There are also plans to invest more in the European operations, with this year seeing a significant increase in the number of staff working in the London office and the headquarters in Ireland.
Meeting SME needs
As well as working on IT Complete, there is a feeling at Kaseya that the wind is behind it and the SME market is looking to the managed services model because it is the best way of meeting their needs, and at the ‘S’ end of the SME market the reliance on managed service support was the only real answer.
“Small business is defined as a company that has zero IT professionals, and they receive by definition their technology from an MSP. They have to, because if they don’t, they don’t do anything, in which case they are out of business,” said Voccola.
Touching on Brexit, he shared the view that it could be beneficial for the customer base that MSPs sell into.
Fred Voccola, Kaseya
“We’re optimistic that this could be a good thing for the MSP sector. Whatever ends up happening, small businesses are continuing to make up a larger percentage of global economic output. I think that’s going to make small business more influential in the UK, and I think you’ll see the UK become even more entrepreneurial than it is,” he said.
Voccola is looking ahead, and is keen to be in the driving seat when the business breaks through the $1bn revenue barrier in the next few years.
“This is the best business-to-business market to be in for now and the next 15 years. I can’t think of a better thing than providing MSPs with a platform to help them deliver all technology solutions to all small and medium-sized businesses around the world, and there’s not a bigger market,” he said.

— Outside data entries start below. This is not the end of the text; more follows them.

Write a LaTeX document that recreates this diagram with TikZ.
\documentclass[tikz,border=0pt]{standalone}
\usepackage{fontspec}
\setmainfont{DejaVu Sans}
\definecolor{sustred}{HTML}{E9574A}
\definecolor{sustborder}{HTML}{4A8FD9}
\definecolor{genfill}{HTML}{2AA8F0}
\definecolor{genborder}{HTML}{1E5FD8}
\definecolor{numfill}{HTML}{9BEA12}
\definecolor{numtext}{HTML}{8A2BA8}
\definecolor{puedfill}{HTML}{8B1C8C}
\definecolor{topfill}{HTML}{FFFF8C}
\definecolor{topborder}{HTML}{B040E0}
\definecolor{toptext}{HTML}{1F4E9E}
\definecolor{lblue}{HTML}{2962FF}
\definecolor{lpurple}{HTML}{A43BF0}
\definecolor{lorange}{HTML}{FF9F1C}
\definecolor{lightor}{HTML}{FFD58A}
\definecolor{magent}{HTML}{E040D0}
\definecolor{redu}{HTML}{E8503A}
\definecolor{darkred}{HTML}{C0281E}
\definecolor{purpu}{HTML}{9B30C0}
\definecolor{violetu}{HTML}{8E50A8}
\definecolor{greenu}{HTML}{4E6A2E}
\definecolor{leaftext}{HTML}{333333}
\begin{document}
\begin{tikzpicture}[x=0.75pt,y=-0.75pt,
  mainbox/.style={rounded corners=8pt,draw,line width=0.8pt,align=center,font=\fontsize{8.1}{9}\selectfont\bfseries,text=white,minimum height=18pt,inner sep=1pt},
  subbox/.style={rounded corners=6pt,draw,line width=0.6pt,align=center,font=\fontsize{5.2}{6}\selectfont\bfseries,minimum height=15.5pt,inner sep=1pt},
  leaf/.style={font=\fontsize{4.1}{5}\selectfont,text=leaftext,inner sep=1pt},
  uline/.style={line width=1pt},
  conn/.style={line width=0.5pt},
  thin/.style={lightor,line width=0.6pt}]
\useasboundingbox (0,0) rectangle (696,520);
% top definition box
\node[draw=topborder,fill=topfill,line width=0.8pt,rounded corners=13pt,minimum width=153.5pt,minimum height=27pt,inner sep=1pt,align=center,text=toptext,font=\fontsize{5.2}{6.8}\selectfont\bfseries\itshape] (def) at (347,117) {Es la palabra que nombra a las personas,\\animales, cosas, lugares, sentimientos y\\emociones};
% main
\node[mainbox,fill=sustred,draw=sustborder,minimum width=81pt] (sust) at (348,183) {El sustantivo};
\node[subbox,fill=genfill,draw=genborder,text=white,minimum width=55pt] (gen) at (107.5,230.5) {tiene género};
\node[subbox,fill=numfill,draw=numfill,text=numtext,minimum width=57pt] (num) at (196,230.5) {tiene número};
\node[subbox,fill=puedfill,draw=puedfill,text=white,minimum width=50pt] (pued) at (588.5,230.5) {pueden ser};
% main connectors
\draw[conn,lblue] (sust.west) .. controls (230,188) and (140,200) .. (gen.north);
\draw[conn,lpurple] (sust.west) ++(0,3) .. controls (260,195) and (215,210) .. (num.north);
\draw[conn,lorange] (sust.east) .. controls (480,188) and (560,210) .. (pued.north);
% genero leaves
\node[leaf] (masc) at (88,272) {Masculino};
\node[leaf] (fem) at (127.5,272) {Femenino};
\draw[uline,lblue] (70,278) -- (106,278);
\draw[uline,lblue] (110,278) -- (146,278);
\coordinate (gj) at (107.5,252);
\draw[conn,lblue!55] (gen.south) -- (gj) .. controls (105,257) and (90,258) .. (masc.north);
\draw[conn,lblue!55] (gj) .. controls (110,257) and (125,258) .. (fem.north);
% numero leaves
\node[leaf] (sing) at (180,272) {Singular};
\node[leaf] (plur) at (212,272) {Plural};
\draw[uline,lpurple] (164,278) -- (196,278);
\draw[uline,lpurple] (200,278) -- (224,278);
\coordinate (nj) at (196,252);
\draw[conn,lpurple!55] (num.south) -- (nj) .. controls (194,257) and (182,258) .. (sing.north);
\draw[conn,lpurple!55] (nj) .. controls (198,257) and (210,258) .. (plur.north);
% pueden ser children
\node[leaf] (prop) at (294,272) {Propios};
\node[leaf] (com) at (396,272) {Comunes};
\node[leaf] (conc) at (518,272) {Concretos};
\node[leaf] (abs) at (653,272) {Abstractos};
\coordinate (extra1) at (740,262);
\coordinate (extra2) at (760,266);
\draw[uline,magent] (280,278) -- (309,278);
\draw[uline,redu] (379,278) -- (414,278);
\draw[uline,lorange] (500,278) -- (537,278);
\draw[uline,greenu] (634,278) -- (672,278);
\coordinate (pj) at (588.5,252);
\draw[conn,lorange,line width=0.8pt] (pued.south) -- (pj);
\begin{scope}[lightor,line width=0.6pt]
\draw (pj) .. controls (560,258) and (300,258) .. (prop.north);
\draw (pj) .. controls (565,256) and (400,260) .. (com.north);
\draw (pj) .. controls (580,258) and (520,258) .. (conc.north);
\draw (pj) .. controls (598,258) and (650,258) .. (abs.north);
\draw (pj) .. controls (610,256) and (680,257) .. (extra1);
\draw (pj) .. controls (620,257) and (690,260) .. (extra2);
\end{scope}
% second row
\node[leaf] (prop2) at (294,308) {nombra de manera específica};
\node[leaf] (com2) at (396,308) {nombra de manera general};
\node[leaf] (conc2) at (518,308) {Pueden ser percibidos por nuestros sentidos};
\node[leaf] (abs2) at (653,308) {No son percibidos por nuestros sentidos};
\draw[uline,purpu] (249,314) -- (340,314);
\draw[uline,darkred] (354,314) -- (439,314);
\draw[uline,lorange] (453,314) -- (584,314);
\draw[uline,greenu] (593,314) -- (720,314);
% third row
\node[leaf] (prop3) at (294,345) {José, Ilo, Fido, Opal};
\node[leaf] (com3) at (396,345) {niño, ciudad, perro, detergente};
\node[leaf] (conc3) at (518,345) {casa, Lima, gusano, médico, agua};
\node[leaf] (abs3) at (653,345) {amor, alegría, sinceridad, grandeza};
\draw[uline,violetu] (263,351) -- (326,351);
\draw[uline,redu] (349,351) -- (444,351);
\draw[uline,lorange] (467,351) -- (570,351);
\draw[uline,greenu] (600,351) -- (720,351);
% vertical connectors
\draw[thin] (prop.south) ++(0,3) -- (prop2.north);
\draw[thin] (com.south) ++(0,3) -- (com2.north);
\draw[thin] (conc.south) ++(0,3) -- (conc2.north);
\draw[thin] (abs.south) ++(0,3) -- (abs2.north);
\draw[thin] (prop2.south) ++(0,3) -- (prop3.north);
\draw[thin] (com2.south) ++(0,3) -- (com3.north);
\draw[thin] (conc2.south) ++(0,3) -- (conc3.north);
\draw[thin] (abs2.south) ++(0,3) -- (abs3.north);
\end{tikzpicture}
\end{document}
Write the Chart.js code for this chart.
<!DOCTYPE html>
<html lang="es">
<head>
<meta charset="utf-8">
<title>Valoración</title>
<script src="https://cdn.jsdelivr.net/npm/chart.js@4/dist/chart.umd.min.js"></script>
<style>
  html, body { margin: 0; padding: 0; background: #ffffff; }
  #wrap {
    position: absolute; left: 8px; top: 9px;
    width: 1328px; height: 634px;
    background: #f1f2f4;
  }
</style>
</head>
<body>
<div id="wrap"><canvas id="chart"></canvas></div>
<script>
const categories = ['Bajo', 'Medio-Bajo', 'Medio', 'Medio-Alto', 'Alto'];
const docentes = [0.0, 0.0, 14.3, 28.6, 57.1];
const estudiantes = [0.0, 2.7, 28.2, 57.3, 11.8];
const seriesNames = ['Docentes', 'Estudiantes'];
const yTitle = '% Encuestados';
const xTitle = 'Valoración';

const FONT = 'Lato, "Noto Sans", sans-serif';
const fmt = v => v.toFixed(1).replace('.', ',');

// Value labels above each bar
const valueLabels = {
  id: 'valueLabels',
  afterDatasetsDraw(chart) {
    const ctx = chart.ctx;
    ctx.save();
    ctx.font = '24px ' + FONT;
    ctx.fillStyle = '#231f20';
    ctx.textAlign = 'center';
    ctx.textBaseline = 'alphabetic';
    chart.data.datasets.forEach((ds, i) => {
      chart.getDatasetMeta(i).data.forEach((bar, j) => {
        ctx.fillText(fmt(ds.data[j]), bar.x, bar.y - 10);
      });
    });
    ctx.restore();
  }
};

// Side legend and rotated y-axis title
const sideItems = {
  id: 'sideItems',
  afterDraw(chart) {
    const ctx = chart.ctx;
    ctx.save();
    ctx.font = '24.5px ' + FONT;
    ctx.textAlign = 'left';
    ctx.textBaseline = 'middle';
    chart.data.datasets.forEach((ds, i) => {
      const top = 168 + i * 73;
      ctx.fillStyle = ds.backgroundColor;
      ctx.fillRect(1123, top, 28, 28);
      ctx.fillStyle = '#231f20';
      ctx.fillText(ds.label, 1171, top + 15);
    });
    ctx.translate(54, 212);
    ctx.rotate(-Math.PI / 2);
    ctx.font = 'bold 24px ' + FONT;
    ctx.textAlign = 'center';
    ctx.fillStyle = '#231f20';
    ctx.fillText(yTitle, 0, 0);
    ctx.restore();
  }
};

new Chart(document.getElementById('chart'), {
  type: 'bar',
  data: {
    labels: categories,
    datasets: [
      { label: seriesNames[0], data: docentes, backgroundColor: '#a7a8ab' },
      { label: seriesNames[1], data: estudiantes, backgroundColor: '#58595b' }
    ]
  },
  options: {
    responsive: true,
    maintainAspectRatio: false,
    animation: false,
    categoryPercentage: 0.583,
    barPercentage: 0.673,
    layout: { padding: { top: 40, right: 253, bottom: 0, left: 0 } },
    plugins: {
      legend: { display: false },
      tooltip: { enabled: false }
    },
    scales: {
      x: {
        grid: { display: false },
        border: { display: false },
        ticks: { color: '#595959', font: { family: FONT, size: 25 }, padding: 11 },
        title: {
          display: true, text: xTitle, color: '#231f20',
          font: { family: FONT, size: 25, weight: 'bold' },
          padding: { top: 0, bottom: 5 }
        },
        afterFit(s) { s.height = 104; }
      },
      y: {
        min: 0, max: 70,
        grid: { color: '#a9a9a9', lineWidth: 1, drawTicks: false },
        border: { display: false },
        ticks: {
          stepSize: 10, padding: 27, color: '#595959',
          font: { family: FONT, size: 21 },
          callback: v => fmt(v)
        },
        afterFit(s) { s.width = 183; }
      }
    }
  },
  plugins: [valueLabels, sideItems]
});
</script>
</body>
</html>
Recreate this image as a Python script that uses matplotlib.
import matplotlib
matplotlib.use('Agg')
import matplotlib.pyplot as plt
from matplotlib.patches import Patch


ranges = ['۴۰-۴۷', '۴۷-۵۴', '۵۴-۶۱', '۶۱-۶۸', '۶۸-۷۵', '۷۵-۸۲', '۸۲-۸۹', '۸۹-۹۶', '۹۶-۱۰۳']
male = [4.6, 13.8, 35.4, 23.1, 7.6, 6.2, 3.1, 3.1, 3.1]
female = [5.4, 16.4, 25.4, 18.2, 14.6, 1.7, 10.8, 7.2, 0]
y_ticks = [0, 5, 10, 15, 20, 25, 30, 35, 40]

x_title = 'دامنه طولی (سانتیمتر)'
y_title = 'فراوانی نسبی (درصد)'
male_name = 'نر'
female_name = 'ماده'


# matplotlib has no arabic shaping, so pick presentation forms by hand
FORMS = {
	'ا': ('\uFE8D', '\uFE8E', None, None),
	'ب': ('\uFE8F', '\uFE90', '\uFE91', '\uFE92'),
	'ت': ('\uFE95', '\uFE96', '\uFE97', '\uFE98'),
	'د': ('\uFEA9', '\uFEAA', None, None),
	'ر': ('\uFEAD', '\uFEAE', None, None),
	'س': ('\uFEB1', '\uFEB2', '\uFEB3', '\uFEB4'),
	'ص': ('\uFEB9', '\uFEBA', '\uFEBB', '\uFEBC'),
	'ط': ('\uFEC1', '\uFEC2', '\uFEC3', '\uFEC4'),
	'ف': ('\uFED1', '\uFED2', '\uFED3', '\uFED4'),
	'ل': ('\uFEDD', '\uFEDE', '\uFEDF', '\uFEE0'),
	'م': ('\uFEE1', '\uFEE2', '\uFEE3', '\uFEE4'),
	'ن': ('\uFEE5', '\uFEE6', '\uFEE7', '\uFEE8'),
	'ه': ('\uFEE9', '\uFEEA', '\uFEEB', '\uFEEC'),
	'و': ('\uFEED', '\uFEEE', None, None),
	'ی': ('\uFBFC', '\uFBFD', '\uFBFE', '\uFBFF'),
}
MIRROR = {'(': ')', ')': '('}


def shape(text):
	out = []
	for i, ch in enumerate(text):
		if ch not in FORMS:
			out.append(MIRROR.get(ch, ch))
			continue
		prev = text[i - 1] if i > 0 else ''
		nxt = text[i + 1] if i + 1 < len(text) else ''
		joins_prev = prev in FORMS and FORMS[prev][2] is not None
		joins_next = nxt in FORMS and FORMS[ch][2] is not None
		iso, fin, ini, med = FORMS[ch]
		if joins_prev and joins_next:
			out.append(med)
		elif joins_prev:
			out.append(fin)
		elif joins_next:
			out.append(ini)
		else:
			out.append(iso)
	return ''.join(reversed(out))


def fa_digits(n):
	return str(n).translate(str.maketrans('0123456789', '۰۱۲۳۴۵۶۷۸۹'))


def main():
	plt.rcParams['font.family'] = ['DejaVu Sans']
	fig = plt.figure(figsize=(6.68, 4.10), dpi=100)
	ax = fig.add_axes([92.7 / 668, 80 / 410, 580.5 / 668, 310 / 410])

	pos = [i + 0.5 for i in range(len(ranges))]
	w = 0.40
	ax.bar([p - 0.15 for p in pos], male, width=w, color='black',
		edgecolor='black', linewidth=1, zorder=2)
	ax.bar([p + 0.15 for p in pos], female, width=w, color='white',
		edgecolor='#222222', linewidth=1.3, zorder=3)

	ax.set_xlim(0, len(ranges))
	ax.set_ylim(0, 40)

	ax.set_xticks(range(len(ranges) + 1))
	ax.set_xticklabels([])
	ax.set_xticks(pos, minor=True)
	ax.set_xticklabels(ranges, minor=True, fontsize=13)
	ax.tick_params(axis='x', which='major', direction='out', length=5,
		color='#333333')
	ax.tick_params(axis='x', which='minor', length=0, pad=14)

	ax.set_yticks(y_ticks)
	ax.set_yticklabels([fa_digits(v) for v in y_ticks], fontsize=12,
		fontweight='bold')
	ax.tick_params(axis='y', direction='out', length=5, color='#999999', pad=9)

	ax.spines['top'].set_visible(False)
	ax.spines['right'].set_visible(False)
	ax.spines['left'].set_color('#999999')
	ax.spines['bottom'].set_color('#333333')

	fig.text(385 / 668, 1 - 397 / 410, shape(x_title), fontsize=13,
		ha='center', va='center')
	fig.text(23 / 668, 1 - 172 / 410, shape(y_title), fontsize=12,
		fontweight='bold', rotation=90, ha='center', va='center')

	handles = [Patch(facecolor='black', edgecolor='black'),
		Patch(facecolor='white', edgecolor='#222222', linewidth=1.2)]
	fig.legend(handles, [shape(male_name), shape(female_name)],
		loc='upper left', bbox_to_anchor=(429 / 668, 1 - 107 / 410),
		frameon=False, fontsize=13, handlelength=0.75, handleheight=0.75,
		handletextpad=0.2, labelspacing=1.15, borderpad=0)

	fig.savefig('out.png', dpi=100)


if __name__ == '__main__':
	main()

The move by the channel to embrace the MSP model has been a continuing theme over the past couple of years, and Voccola said that although there had been lots of consolidation, the net new number of partners continued to rise.
“If you get into the MSP market now, you could have a 20- to 30-year career. The MSL market is good for one reason: the macro trend to small and mid-sized businesses embracing technology and making up a larger and larger part of the global economy. You have to get technology through an MSP,” he said.
“MSPs should continue to focus on efficient service delivery and they need to continue to offer emerging solutions to their customers – security, backup and disaster recovery, compliance, IoT [internet of things] and network management. If you are an MSP, and you are running your business in an average way, you’re growing 10-15% a year. Show me an industry on planet Earth where an average player is growing 10-15% a year,” he concluded.